Sophocles’ story of a King who murders his father and marries his mother, is well ingrained in the canon of our social consciousness and comes alive in this production reinvented by Stravinsky and Cocteau and now directed by Peter Sellars and conducted by Joana Carneiro.
An ancient Greek text, re-created by a Russian composer, with libretto translated into Latin and narration translated by a Frenchman and re-translated into English, directed by an American, with design elements by an Ethiopian, performed by Australians (and Americans), lead by a Portuguese born conductor - this is truly unique International collaboration.
A plague is destroying their city when the Thebans implore King Oedipus to find the cause of the plague. Oedipus sends his brother-in-law Creon to the oracle at Delphi who claims that the plague is the result of corruption and evil in the city - namely the murderer of King Laius – the previous Theban King. In an attempt to discover the identity of the murderer, Oedipus questions Tiresias - a blind soothsayer - who identifies that a King killed the King. Jocasta, Oedipus’ wife believes that all Oracles lie, as a previous prediction that her husband would be killed by her son, did not come true as they murdered their son by mutilating his feet and leaving him on a mountainside when he was a baby to die. However it is soon uncovered that the baby, was indeed Oedipus, who was rescued by a shepherd and and later adopted by King Polybus - and that the prophecy had indeed come true - Oedipus unwittingly murdered his father and married his mother, Jocasta. In the horror of it all, Jocasta hangs herself and Oedipus gouges out his eyes with her broaches and later dies.

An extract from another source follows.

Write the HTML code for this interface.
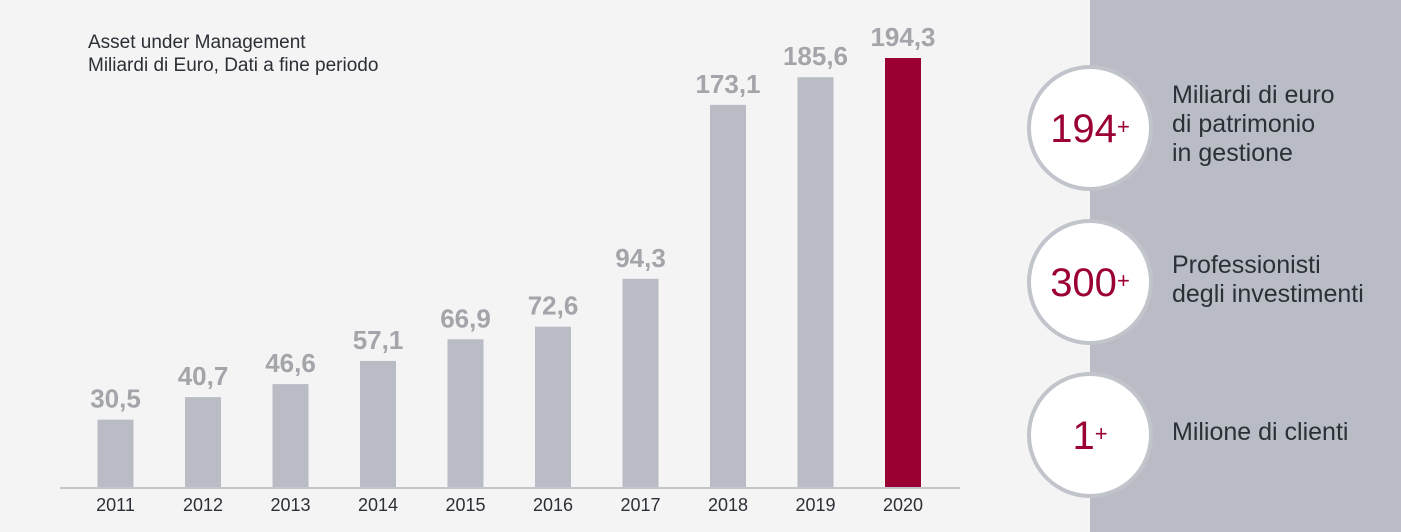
<!DOCTYPE html>
<html><head><meta charset="utf-8"><style>
html,body{margin:0;padding:0;}
body{width:1401px;height:532px;overflow:hidden;background:#f4f4f4;font-family:"Liberation Sans",sans-serif;}
svg{display:block;}
</style></head><body>
<svg width="1401" height="532" xmlns="http://www.w3.org/2000/svg">
<rect x="0" y="0" width="1401" height="532" fill="#f4f4f4"/>
<rect x="1090" y="0" width="311" height="532" fill="#b9bcc5"/>
<text x="88" y="48" font-size="19" fill="#2b2f36">Asset under Management</text>
<text x="88" y="71" font-size="19" fill="#2b2f36">Miliardi di Euro, Dati a fine periodo</text>
<g id="bars"></g>
<line x1="60" y1="488" x2="960" y2="488" stroke="#c4c6cd" stroke-width="2"/>
<g>
<circle cx="1090" cy="128" r="61" fill="#fff" stroke="#c1c4cb" stroke-width="4"/>
<text x="1090" y="142" text-anchor="middle" font-size="40" fill="#9b0033">194<tspan font-size="22" dy="-8">+</tspan></text>
<text x="1172" y="103" font-size="25" fill="#2b2f36"><tspan x="1172">Miliardi di euro</tspan><tspan x="1172" dy="29">di patrimonio</tspan><tspan x="1172" dy="29">in gestione</tspan></text>
</g>
<g>
<circle cx="1090" cy="282" r="61" fill="#fff" stroke="#c1c4cb" stroke-width="4"/>
<text x="1090" y="296" text-anchor="middle" font-size="40" fill="#9b0033">300<tspan font-size="22" dy="-8">+</tspan></text>
<text x="1172" y="273" font-size="25" fill="#2b2f36"><tspan x="1172">Professionisti</tspan><tspan x="1172" dy="29">degli investimenti</tspan></text>
</g>
<g>
<circle cx="1090" cy="435" r="61" fill="#fff" stroke="#c1c4cb" stroke-width="4"/>
<text x="1090" y="449" text-anchor="middle" font-size="40" fill="#9b0033">1<tspan font-size="22" dy="-8">+</tspan></text>
<text x="1172" y="440" font-size="25" fill="#2b2f36">Milione di clienti</text>
</g>
</svg>
<script>
const years = ["2011","2012","2013","2014","2015","2016","2017","2018","2019","2020"];
const values = [30.5,40.7,46.6,57.1,66.9,72.6,94.3,173.1,185.6,194.3];
const valueLabels = ["30,5","40,7","46,6","57,1","66,9","72,6","94,3","173,1","185,6","194,3"];
const NS="http://www.w3.org/2000/svg";
const g=document.getElementById('bars');


const baseY=487, scale=(487-58)/194.3, x0=115.5, step=87.5, bw=36;
const xPos=i=>x0+i*step;
const yPos=v=>baseY-v*scale;
years.forEach((yr,i)=>{
  const cx=xPos(i), top=yPos(values[i]);
  const r=document.createElementNS(NS,'rect');
  r.setAttribute('x',cx-bw/2);r.setAttribute('y',top);r.setAttribute('width',bw);r.setAttribute('height',baseY-top);
  r.setAttribute('fill',i===years.length-1?'#9b0033':'#b9bcc5');
  
  
  g.appendChild(r);
  const t=document.createElementNS(NS,'text');
  t.setAttribute('x',cx);t.setAttribute('y',top-12);t.setAttribute('text-anchor','middle');
  t.setAttribute('font-size','26');t.setAttribute('font-weight','bold');t.setAttribute('fill','#a3a5aa');
  t.textContent=valueLabels[i];
  
  
  g.appendChild(t);
  const l=document.createElementNS(NS,'text');
  l.setAttribute('x',cx);l.setAttribute('y',511);l.setAttribute('text-anchor','middle');
  l.setAttribute('font-size','18');l.setAttribute('fill','#2b2f36');
  l.textContent=yr;
  
  
  g.appendChild(l);
});
</script>
</body></html>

The first several rows of the Concert Hall have been removed to allow necessary room for a curved platform to encircle the orchestra. A two metre high platform is built ontop of the concert hall stage, and is bare except for seven thrones designed by Elias Sime. Powerful footlights splash upwards onto Oedipus casting shadows of enormous twisted shapes onto the back wall, whilst on the platform below an army of contemporary clothed chorus writhe, setting the scene of the plague ridden Thebes.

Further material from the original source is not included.